## Directions
Please print the lines between the one with "Clone this chart" and the one with "const centerText = '38%';", both ends included, exactly as written, with no pictures.

## Information given

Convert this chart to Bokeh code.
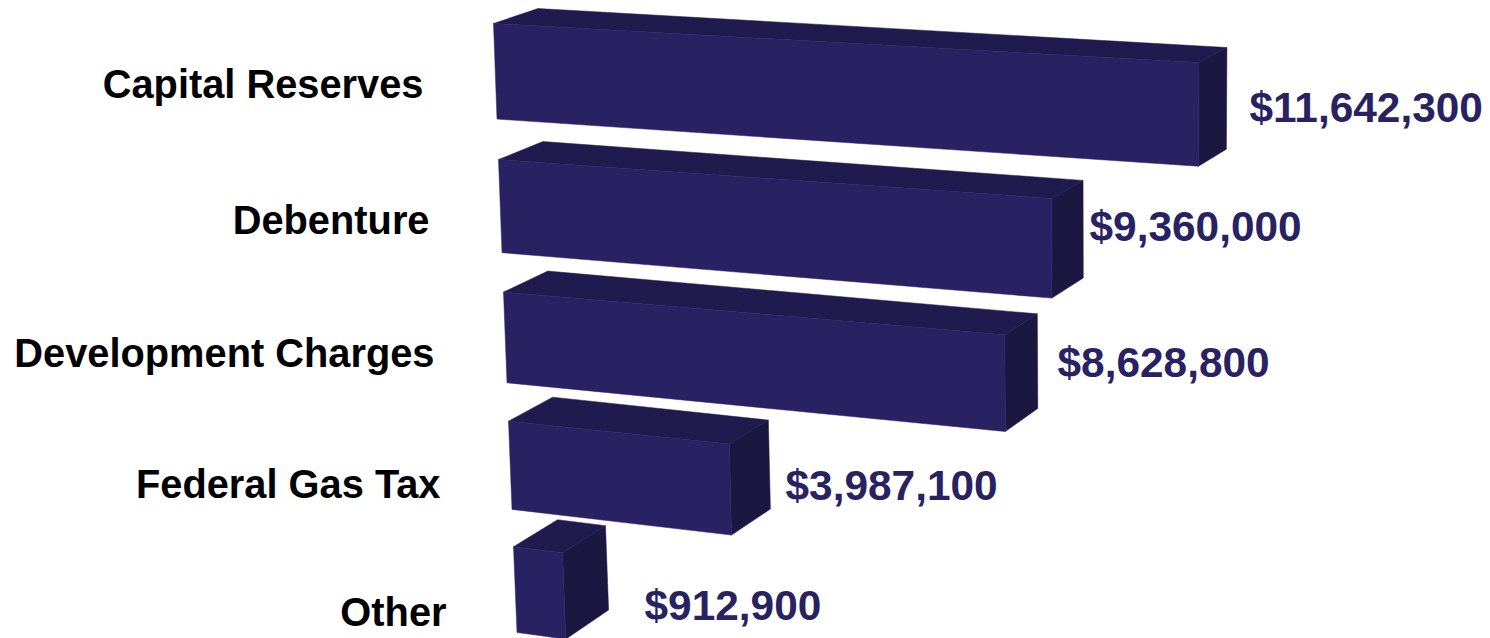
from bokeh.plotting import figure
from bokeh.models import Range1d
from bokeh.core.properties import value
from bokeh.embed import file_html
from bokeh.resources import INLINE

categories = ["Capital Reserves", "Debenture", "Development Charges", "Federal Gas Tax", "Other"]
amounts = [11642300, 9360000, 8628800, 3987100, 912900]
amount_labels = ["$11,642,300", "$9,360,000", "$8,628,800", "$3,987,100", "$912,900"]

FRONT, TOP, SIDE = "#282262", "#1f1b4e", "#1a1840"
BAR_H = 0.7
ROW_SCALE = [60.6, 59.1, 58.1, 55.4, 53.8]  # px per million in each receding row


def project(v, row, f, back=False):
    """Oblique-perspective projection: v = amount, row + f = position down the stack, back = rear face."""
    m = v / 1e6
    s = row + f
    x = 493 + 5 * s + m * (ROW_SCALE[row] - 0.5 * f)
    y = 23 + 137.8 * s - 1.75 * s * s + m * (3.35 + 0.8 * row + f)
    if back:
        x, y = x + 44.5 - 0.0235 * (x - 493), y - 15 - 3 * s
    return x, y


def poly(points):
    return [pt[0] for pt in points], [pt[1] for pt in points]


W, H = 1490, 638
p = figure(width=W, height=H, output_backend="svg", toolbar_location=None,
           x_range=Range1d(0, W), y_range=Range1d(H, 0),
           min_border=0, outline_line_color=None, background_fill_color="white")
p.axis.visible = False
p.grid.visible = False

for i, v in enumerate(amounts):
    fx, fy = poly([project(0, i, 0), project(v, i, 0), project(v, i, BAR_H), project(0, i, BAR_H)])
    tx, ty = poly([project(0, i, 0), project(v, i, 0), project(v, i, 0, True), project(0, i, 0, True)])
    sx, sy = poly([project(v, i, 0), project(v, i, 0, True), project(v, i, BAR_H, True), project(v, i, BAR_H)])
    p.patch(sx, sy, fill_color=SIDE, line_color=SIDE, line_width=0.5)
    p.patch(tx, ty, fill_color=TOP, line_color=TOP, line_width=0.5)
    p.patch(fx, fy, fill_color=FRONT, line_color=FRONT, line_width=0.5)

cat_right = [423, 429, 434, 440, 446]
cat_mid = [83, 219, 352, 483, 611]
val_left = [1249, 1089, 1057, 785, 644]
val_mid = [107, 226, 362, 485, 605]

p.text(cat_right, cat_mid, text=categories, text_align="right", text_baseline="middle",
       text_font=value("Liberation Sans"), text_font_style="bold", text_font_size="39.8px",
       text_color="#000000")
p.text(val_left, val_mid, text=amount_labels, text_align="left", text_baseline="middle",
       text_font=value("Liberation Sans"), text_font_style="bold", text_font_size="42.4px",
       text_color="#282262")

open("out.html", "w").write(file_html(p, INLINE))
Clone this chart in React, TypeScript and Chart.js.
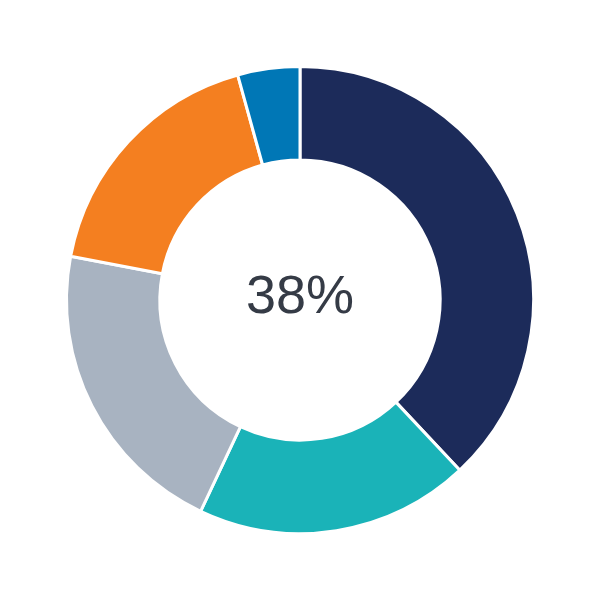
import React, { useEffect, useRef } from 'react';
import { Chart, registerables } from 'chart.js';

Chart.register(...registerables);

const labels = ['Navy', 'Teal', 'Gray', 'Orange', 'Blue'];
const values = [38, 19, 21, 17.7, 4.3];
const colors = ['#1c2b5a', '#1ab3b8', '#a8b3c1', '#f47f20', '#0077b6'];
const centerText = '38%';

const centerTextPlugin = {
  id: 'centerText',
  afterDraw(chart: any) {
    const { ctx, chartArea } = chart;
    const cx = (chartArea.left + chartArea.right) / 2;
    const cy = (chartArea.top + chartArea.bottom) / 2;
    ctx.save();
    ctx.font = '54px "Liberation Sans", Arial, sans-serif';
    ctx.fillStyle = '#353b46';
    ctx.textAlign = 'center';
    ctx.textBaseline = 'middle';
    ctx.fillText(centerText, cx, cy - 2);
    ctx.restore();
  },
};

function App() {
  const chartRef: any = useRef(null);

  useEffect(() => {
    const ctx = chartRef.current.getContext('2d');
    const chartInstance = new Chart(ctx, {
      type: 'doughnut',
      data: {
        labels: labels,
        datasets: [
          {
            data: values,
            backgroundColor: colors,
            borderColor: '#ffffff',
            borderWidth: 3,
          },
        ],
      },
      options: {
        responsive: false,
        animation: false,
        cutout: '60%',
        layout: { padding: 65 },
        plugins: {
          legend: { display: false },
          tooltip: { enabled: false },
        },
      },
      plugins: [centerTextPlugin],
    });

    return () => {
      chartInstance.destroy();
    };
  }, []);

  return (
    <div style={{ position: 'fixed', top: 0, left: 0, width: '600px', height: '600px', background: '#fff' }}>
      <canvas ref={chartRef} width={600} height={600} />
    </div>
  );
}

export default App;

## Result of the exercise
Clone this chart in React, TypeScript and Chart.js.
import React, { useEffect, useRef } from 'react';
import { Chart, registerables } from 'chart.js';

Chart.register(...registerables);

const labels = ['Navy', 'Teal', 'Gray', 'Orange', 'Blue'];
const values = [38, 19, 21, 17.7, 4.3];
const colors = ['#1c2b5a', '#1ab3b8', '#a8b3c1', '#f47f20', '#0077b6'];
const centerText = '38%';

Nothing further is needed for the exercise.